## WORK TO BE COMPLETED
Below are the records; reproduce all of them exactly but without any images.

Start of RECORDS FOR THE TASK

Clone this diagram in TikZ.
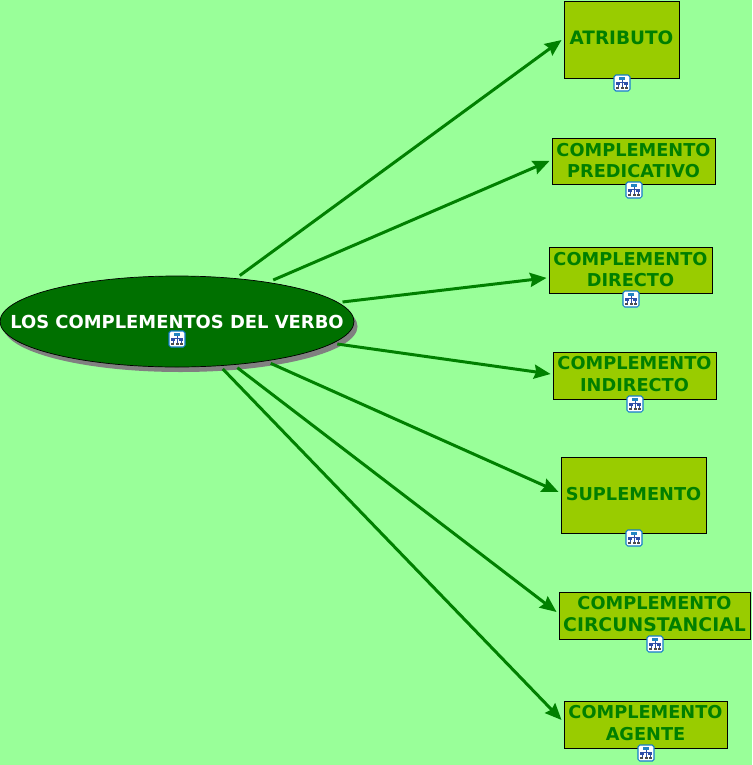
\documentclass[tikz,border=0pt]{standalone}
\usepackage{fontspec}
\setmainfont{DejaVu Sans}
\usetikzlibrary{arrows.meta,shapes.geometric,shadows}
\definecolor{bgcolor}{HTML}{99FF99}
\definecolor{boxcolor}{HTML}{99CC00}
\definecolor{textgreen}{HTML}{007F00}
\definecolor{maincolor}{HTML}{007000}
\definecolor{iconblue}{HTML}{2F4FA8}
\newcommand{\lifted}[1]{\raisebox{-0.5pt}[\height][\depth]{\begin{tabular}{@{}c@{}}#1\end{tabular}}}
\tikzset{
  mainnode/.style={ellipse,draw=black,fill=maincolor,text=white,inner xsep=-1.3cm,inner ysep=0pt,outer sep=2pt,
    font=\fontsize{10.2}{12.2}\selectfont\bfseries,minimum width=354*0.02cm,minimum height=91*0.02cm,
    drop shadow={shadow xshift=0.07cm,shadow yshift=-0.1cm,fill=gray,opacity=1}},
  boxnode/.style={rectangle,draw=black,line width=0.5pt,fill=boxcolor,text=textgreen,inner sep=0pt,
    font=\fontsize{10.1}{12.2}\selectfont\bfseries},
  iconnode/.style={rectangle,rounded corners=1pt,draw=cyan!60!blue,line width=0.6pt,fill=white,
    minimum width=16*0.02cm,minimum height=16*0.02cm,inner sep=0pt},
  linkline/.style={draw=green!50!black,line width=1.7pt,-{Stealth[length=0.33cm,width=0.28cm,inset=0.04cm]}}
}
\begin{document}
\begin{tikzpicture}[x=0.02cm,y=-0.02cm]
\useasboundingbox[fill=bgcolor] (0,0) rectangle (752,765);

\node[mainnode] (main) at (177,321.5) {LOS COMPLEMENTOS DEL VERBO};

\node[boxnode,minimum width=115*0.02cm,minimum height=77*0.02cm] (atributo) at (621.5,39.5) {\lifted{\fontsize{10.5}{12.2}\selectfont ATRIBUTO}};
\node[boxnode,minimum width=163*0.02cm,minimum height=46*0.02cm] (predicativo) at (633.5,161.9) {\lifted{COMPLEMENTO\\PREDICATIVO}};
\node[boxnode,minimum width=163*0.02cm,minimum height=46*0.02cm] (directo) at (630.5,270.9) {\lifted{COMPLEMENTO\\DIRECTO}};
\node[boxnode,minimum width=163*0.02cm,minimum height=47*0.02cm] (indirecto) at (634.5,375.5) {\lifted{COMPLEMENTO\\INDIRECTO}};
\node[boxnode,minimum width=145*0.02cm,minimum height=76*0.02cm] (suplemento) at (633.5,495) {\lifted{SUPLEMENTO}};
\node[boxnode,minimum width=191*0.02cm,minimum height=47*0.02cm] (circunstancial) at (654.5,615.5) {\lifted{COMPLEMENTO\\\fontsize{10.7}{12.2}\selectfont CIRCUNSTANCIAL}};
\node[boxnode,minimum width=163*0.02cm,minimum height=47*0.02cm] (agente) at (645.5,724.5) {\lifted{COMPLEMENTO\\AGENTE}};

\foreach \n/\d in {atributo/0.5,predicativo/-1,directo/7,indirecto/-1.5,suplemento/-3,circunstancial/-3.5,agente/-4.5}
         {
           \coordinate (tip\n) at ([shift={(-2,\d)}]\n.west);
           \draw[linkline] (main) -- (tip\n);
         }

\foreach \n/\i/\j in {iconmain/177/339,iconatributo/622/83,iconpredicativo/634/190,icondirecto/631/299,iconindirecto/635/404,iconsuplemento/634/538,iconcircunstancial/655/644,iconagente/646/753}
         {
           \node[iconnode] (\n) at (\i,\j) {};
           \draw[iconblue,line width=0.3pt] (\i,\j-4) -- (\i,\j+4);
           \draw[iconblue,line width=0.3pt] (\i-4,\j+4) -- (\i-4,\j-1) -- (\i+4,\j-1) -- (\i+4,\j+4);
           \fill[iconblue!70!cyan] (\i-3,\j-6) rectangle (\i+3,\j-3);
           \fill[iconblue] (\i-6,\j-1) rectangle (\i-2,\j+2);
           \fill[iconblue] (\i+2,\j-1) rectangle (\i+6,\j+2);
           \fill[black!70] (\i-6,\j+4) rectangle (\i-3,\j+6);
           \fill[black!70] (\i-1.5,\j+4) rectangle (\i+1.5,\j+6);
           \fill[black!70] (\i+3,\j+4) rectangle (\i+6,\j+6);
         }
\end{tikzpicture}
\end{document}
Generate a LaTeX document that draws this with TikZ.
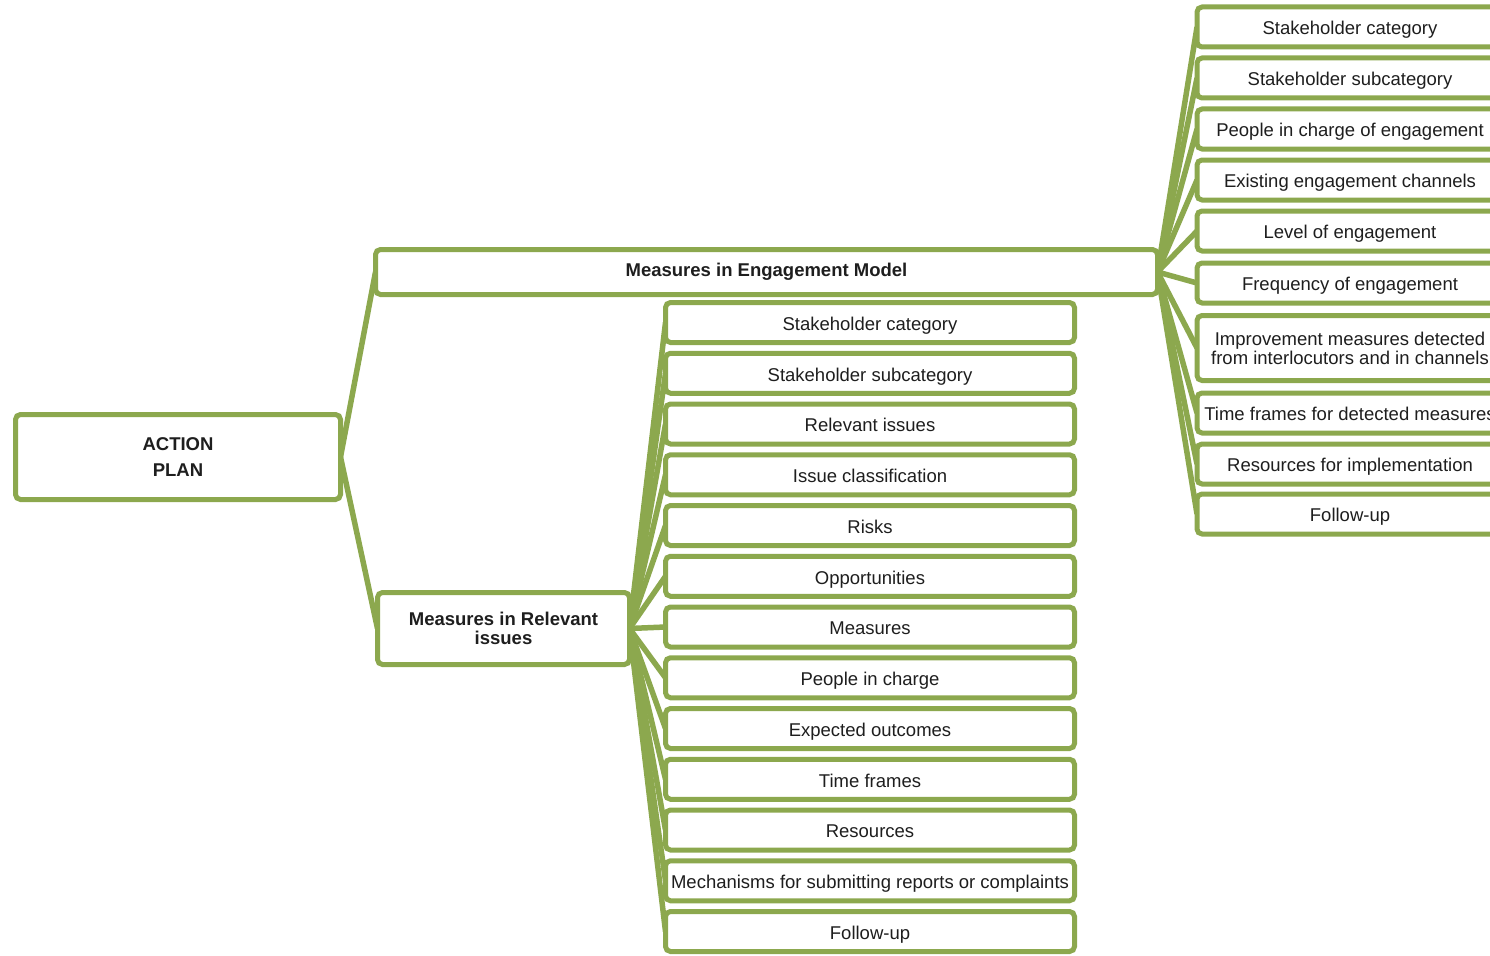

End of RECORDS FOR THE TASK

## SOLUTION BELOW
Clone this diagram in TikZ.
\documentclass[tikz,border=0pt]{standalone}
\usepackage{fontspec}
\setmainfont{DejaVu Sans}
\usetikzlibrary{arrows.meta,shapes.geometric,shadows}
\definecolor{bgcolor}{HTML}{99FF99}
\definecolor{boxcolor}{HTML}{99CC00}
\definecolor{textgreen}{HTML}{007F00}
\definecolor{maincolor}{HTML}{007000}
\definecolor{iconblue}{HTML}{2F4FA8}
\newcommand{\lifted}[1]{\raisebox{-0.5pt}[\height][\depth]{\begin{tabular}{@{}c@{}}#1\end{tabular}}}
\tikzset{
  mainnode/.style={ellipse,draw=black,fill=maincolor,text=white,inner xsep=-1.3cm,inner ysep=0pt,outer sep=2pt,
    font=\fontsize{10.2}{12.2}\selectfont\bfseries,minimum width=354*0.02cm,minimum height=91*0.02cm,
    drop shadow={shadow xshift=0.07cm,shadow yshift=-0.1cm,fill=gray,opacity=1}},
  boxnode/.style={rectangle,draw=black,line width=0.5pt,fill=boxcolor,text=textgreen,inner sep=0pt,
    font=\fontsize{10.1}{12.2}\selectfont\bfseries},
  iconnode/.style={rectangle,rounded corners=1pt,draw=cyan!60!blue,line width=0.6pt,fill=white,
    minimum width=16*0.02cm,minimum height=16*0.02cm,inner sep=0pt},
  linkline/.style={draw=green!50!black,line width=1.7pt,-{Stealth[length=0.33cm,width=0.28cm,inset=0.04cm]}}
}
\begin{document}
\begin{tikzpicture}[x=0.02cm,y=-0.02cm]
\useasboundingbox[fill=bgcolor] (0,0) rectangle (752,765);

\node[mainnode] (main) at (177,321.5) {LOS COMPLEMENTOS DEL VERBO};

\node[boxnode,minimum width=115*0.02cm,minimum height=77*0.02cm] (atributo) at (621.5,39.5) {\lifted{\fontsize{10.5}{12.2}\selectfont ATRIBUTO}};
\node[boxnode,minimum width=163*0.02cm,minimum height=46*0.02cm] (predicativo) at (633.5,161.9) {\lifted{COMPLEMENTO\\PREDICATIVO}};
\node[boxnode,minimum width=163*0.02cm,minimum height=46*0.02cm] (directo) at (630.5,270.9) {\lifted{COMPLEMENTO\\DIRECTO}};
\node[boxnode,minimum width=163*0.02cm,minimum height=47*0.02cm] (indirecto) at (634.5,375.5) {\lifted{COMPLEMENTO\\INDIRECTO}};
\node[boxnode,minimum width=145*0.02cm,minimum height=76*0.02cm] (suplemento) at (633.5,495) {\lifted{SUPLEMENTO}};
\node[boxnode,minimum width=191*0.02cm,minimum height=47*0.02cm] (circunstancial) at (654.5,615.5) {\lifted{COMPLEMENTO\\\fontsize{10.7}{12.2}\selectfont CIRCUNSTANCIAL}};
\node[boxnode,minimum width=163*0.02cm,minimum height=47*0.02cm] (agente) at (645.5,724.5) {\lifted{COMPLEMENTO\\AGENTE}};

\foreach \n/\d in {atributo/0.5,predicativo/-1,directo/7,indirecto/-1.5,suplemento/-3,circunstancial/-3.5,agente/-4.5}
         {
           \coordinate (tip\n) at ([shift={(-2,\d)}]\n.west);
           \draw[linkline] (main) -- (tip\n);
         }

\foreach \n/\i/\j in {iconmain/177/339,iconatributo/622/83,iconpredicativo/634/190,icondirecto/631/299,iconindirecto/635/404,iconsuplemento/634/538,iconcircunstancial/655/644,iconagente/646/753}
         {
           \node[iconnode] (\n) at (\i,\j) {};
           \draw[iconblue,line width=0.3pt] (\i,\j-4) -- (\i,\j+4);
           \draw[iconblue,line width=0.3pt] (\i-4,\j+4) -- (\i-4,\j-1) -- (\i+4,\j-1) -- (\i+4,\j+4);
           \fill[iconblue!70!cyan] (\i-3,\j-6) rectangle (\i+3,\j-3);
           \fill[iconblue] (\i-6,\j-1) rectangle (\i-2,\j+2);
           \fill[iconblue] (\i+2,\j-1) rectangle (\i+6,\j+2);
           \fill[black!70] (\i-6,\j+4) rectangle (\i-3,\j+6);
           \fill[black!70] (\i-1.5,\j+4) rectangle (\i+1.5,\j+6);
           \fill[black!70] (\i+3,\j+4) rectangle (\i+6,\j+6);
         }
\end{tikzpicture}
\end{document}
Generate a LaTeX document that draws this with TikZ.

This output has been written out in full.